Dale Pelayo Sr.

Personal information
- Full name: Dale Daniel Pelayo, Sr.
- Date of birth: 2 March 1977 (age 48)
- Place of birth: Roaring Creek, Belize
- Position(s): Forward

Senior career*
- Years: Team / Apps / (Gls)
- 1998-1999: Juventud Benqueña / ? / (11)
- 2001: Griga United / ? / (?)
- 2002-2003: Real Verdes / ? / (?)
- 2006: Belmopan United / ? / (?)
- 2016: Belmopan Bandits / ? / (?)

International career
- 1997–1998: Belize U-23 / ? / (?)
- 1998: Belize / 2 / (0)

Managerial career
- 2018-2019: Police United
- 2018: Belize U-16
- 2018-2019: Belize U-17
- 2019: Wagiya
- 2019-2020: Belize U-20
- 2020–2021: Belize

= Dale Pelayo Sr. =

Belizean footballer and coach (born 1977)

 Dale Daniel Pelayo Sr. (born 2 March 1977), is a Beliezean football coach and former player, who was formerly the coach of the Belize national team.

==Biography==

Dale Pelayo Sr. was born in Roaring Creek, Belize, in the Cayo District on 2 March 1977.

===Club career===

He appeared in the Belizean league, with the well-known club Juventud Benqueña, from the 1998–99 season, with 11 goals he became the leading scorers of the league. He also played with Griga United FC, Real Verdes, Belmopan United, and Belmopan Bandits.

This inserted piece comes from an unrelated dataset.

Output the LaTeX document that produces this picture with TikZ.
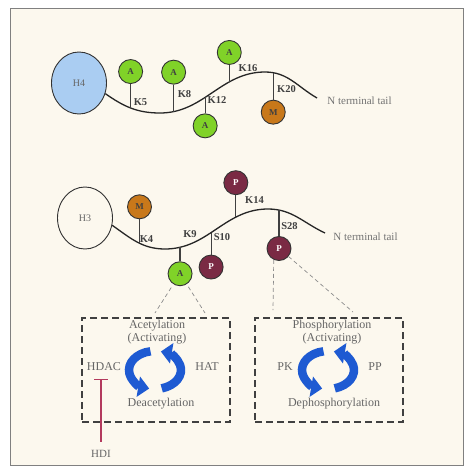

===International career===

Pelayo has played for the various youth national teams. With the U-21 national team he participated in the qualifying rounds for the Games of Central America and the Caribbean 1998.

In March 1999, Pelayo was called up by coach Manuel Bilches of Argentina to the Belize senior team for the UNCAF Nations Cup. There he played in both matches - on March 17 as a substitute against Costa Rica, with the result of 0–7, and two days later in the first line-up with Honduras, with the score of 1–5. Belize was eliminated from the tournament in the group stage.

===Coaching career===

Pelayo became a coach after his football career ended in 2016. He started as an assistant coach to Kent Gabourel with the Belmopan Bandits in 2017.

He was then signed with Police United FC, as he was initially as an assistant coach, and later promoted as the coach during the 2018–19 season. He also coached of Wayiga in 2019.

He worked as a coach for the various youth levels of Belize national teams. In addition, he was assistant coach to Palmiro Salas of Guatemala in the senior team from 2018 to 2019.

In July 2020, Pelayo became the coach of the Belize senior team.